Central Illinois has had many major league baseball players in history. Let’s look at them from the 12 counties that we have selected to become Central Illinois. (Logan, McLean, DeWitt, Woodford, Fulton, Peoria, Mason, Tazewell, Cass, Morgan, Menard, Sangamon)
Frank “Pop” Dillon -Born in Normal, Illinois
Frank “Pop” Dillon was born in Normal, Illinois to Levi and Mary Wright Dillon on October 17, 1873. His father owned and operated a business breeding and selling Percheron horses. At the time of his birth, the area around Bloomington-Normal was booming with canning and shipping of fruits and vegetables. This help establishes a solid income for the family.
His mom’s sisters family moved to the Normal area after the passing of the husband/dad and it was at the age of 8 that Frank met his cousin Clark and they immediately hit it off with their love of baseball. Dillon attended school in the local public education program and then attended Illinois State University in 1882. He became a right-handed thrower and a left-handed batter for the ISU Redbirds but primarily played in the outfield. He transferred to the University of Wisconsin where he played some football and became the second best pitcher on the baseball team. In 1894, he became their primary hurler and from there got some notice for professional baseball.

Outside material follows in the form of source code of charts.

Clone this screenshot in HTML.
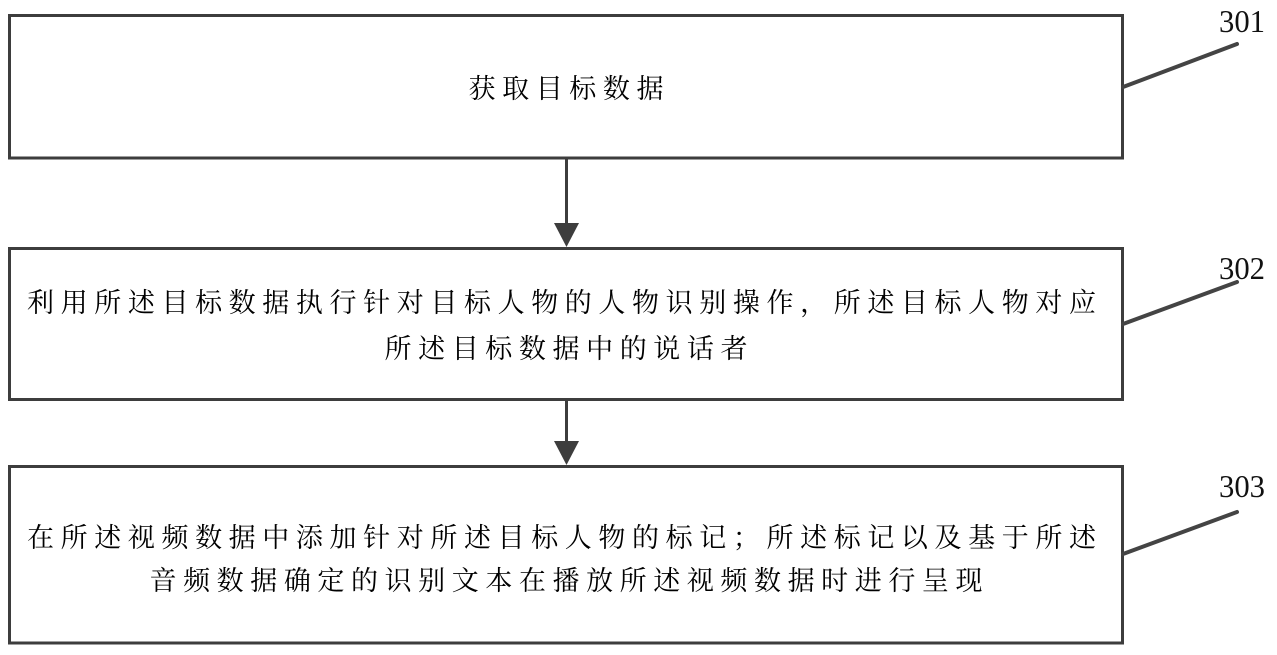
<!DOCTYPE html>
<html>
<head>
<meta charset="utf-8">
<style>
  html, body { margin:0; padding:0; background:#fff; }
  body { width:1277px; height:655px; overflow:hidden; }
  svg { display:block; }
  .cn { font-family: "Liberation Serif", "Noto Serif CJK SC", serif; font-size:27px; fill:#000; }
  .num { font-family: "Liberation Serif", serif; font-size:32px; fill:#111; }
</style>
</head>
<body>
<svg width="1277" height="655" viewBox="0 0 1277 655" xmlns="http://www.w3.org/2000/svg">
  <g fill="none" stroke="#3d3d3d" stroke-width="3">
    <rect x="9.5" y="15.5" width="1113" height="142.5"/>
    <rect x="9.5" y="248.5" width="1113" height="151"/>
    <rect x="9.5" y="466.5" width="1113" height="176.5"/>
  </g>
  <!-- arrows -->
  <g stroke="#3d3d3d" stroke-width="3">
    <line x1="566.5" y1="158" x2="566.5" y2="226"/>
    <line x1="566.5" y1="400" x2="566.5" y2="444"/>
  </g>
  <g fill="#3d3d3d">
    <polygon points="554,223 579,223 566.5,247"/>
    <polygon points="554,441 579,441 566.5,465"/>
  </g>
  <!-- leader lines -->
  <g stroke="#444" stroke-width="4" stroke-linecap="round">
    <line x1="1123" y1="87" x2="1237" y2="44"/>
    <line x1="1123" y1="324" x2="1237" y2="282"/>
    <line x1="1123" y1="554" x2="1237" y2="512"/>
  </g>
  <!-- numbers -->
  <text class="num" x="1219" y="32" textLength="46" lengthAdjust="spacingAndGlyphs">301</text>
  <text class="num" x="1219" y="279" textLength="46" lengthAdjust="spacingAndGlyphs">302</text>
  <text class="num" x="1219" y="497" textLength="46" lengthAdjust="spacingAndGlyphs">303</text>
  <!-- box texts -->
  <text class="cn" x="468.5" y="98" textLength="195" lengthAdjust="spacing">获取目标数据</text>
  <text class="cn" x="27" y="312" textLength="1069" lengthAdjust="spacing">利用所述目标数据执行针对目标人物的人物识别操作，所述目标人物对应</text>
  <text class="cn" x="384.5" y="358" textLength="363" lengthAdjust="spacing">所述目标数据中的说话者</text>
  <text class="cn" x="27" y="547" textLength="1069" lengthAdjust="spacing">在所述视频数据中添加针对所述目标人物的标记；所述标记以及基于所述</text>
  <text class="cn" x="149.5" y="590" textLength="833" lengthAdjust="spacing">音频数据确定的识别文本在播放所述视频数据时进行呈现</text>
</svg>
</body>
</html>
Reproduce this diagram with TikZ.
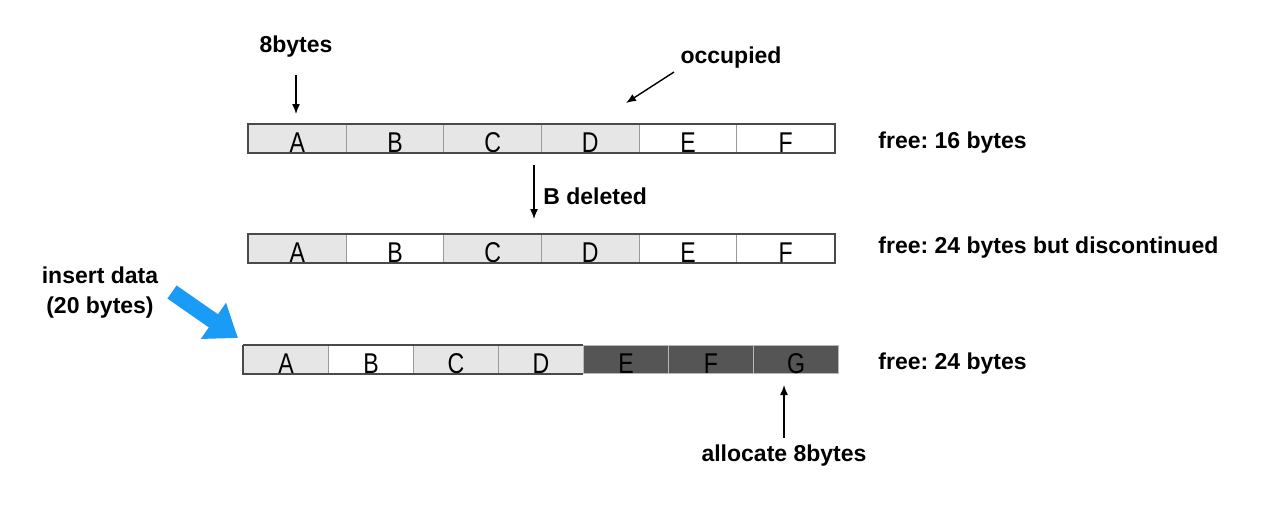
\documentclass[tikz,border=0pt]{standalone}
\usepackage{fontspec}
\setmainfont{Liberation Sans}
\frenchspacing
\usetikzlibrary{arrows.meta}
\definecolor{cellgray}{HTML}{E6E6E6}
\definecolor{darkcell}{HTML}{555555}
\definecolor{sepgray}{HTML}{9A9A9A}
\definecolor{outline}{HTML}{4A4A4A}
\definecolor{bluearrow}{HTML}{1A9BF5}
\newcommand{\cl}[1]{\scalebox{1.05}[1.3]{#1}}
\tikzset{
  cellbox/.style={draw=sepgray, line width=0.5pt, minimum height=14pt, text height=14pt, text depth=0pt,
    inner sep=0pt, anchor=north west, font=\fontsize{11}{13}\selectfont},
  wide/.style={minimum width=48.83pt},
  narrow/.style={minimum width=42.5pt},
  occ/.style={fill=cellgray},
  freec/.style={fill=white},
  newc/.style={fill=darkcell, draw=sepgray!70},
  lab/.style={font=\bfseries\fontsize{11.5}{15}\selectfont, inner sep=0pt},
  thinarrow/.style={line width=0.7pt, -{Latex[length=5pt,width=4pt]}},
}
\begin{document}
\begin{tikzpicture}[x=0.5pt,y=-0.5pt]
\useasboundingbox (0,0) rectangle (1262,509);
% row 1
\node[cellbox,wide,occ] (r1a) at (248,124) {\cl{A}};
\node[cellbox,wide,occ] (r1b) at (345.67,124) {\cl{B}};
\node[cellbox,wide,occ] (r1c) at (443.33,124) {\cl{C}};
\node[cellbox,wide,occ] (r1d) at (541,124) {\cl{D}};
\node[cellbox,wide,freec] (r1e) at (638.67,124) {\cl{E}};
\node[cellbox,wide,freec] (r1f) at (736.33,124) {\cl{F}};
\draw[outline, line width=0.6pt] (r1a.north west) rectangle (r1f.south east);
% row 2
\node[cellbox,wide,occ] (r2a) at (248,234) {\cl{A}};
\node[cellbox,wide,freec] (r2b) at (345.67,234) {\cl{B}};
\node[cellbox,wide,occ] (r2c) at (443.33,234) {\cl{C}};
\node[cellbox,wide,occ] (r2d) at (541,234) {\cl{D}};
\node[cellbox,wide,freec] (r2e) at (638.67,234) {\cl{E}};
\node[cellbox,wide,freec] (r2f) at (736.33,234) {\cl{F}};
\draw[outline, line width=0.6pt] (r2a.north west) rectangle (r2f.south east);
% row 3
\node[cellbox,narrow,occ] (r3a) at (243,345) {\cl{A}};
\node[cellbox,narrow,freec] (r3b) at (328,345) {\cl{B}};
\node[cellbox,narrow,occ] (r3c) at (413,345) {\cl{C}};
\node[cellbox,narrow,occ] (r3d) at (498,345) {\cl{D}};
\node[cellbox,narrow,newc] (r3e) at (583,345) {\cl{E}};
\node[cellbox,narrow,newc] (r3f) at (668,345) {\cl{F}};
\node[cellbox,narrow,newc] (r3g) at (753,345) {\cl{G}};
\draw[outline, line width=0.6pt] (r3a.north west) -- (r3e.north west) (r3a.north west) -- (r3a.south west) -- (r3e.south west);
% labels
\node[lab] (l8) at (296,47) {8bytes};
\node[lab] (locc) at (731,58) {occupied};
\node[lab, anchor=west] (lf16) at (878,143) {free: 16 bytes};
\node[lab, anchor=west] (lbd) at (543,196) {B deleted};
\node[lab, anchor=west] (lf24d) at (878,248) {free: 24 bytes but discontinued};
\node[lab, align=center] (lins) at (100,293) {insert data\\(20 bytes)};
\node[lab, anchor=west] (lf24) at (878,364) {free: 24 bytes};
\node[lab] (lalloc) at (784,456) {allocate 8bytes};
% arrows
\coordinate (a8s) at (296,75);
\coordinate (a8e) at (296,114);
\draw[thinarrow] (a8s) -- (a8e);
\coordinate (aos) at (674,72);
\coordinate (aoe) at (626,103);
\draw[thinarrow] (aos) -- (aoe);
\coordinate (abs) at (534,165);
\coordinate (abe) at (534,219);
\draw[thinarrow] (abs) -- (abe);
\coordinate (aas) at (784,438);
\coordinate (aae) at (784,385);
\draw[thinarrow] (aas) -- (aae);
\coordinate (bls) at (172,292);
\coordinate (ble) at (238,338);
\draw[bluearrow, line width=8pt, -{Triangle[length=15pt,width=21pt]}] (bls) -- (ble);
\end{tikzpicture}
\end{document}
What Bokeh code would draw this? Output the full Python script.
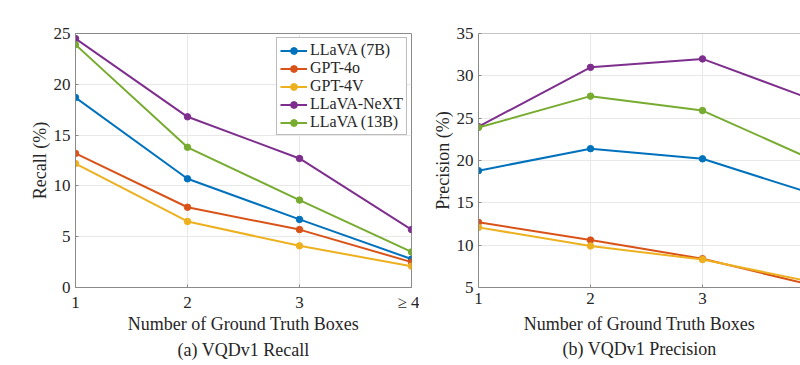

After the spring semester, he signed his first professional contract for the Peoria Distillers and played in 24 games and jumped to his hometown in Bloomington in 1895. Then he jumped around to Ottumwa and then Jacksonville. and back to Bloomington. By 1897, he was no longer a pitcher and was strictly an outfielder.
Things jumped to 1899 when he was purchased by the Pittsburgh Pirates on September 6 for $1500. He made his major league debut on September 8, 1899, and got two hits and scoring twice. He became a regular for the rest of the year. In the offseason, the team had a complete makeover of the roster and after five games in 1900, Dillon was released. He was signed a week later by the Detroit Tigers and hit .291 in 123 games.
He continued to play for them, however, in the offseason he came down with appendicitis and he came back only to be mired in a bad hitting slump. He got released and moved around to play for several teams with many of them in the minor leagues. It was in the California League that Dillon became a player-manager for Los Angeles. His team had a remarkable 133-78 record.
He played first base and continued to pinch hit for three more seasons. After the 1915 season, the club started looking for a new manager. Seeing the writing on the wall, Dillon retired in November. In nearly 2,200 minor league games he batted a respectable .295 with over 2,300 hits.
In 1889, Dillon married Blanche Ada Reitzell and they had no children. “Pop” became baseball coach at Occidental College after his major league retirement and then he bought an apple farm completely from the game of baseball. That is until 1924 when he became treasurer for the Association of Professional Ball Players of America. Dillon wrote a book titled, “How to Play Baseball and Inside Baseball.”
At the age of 57, he died on September 12, 1931, and is buried in Glendale, California.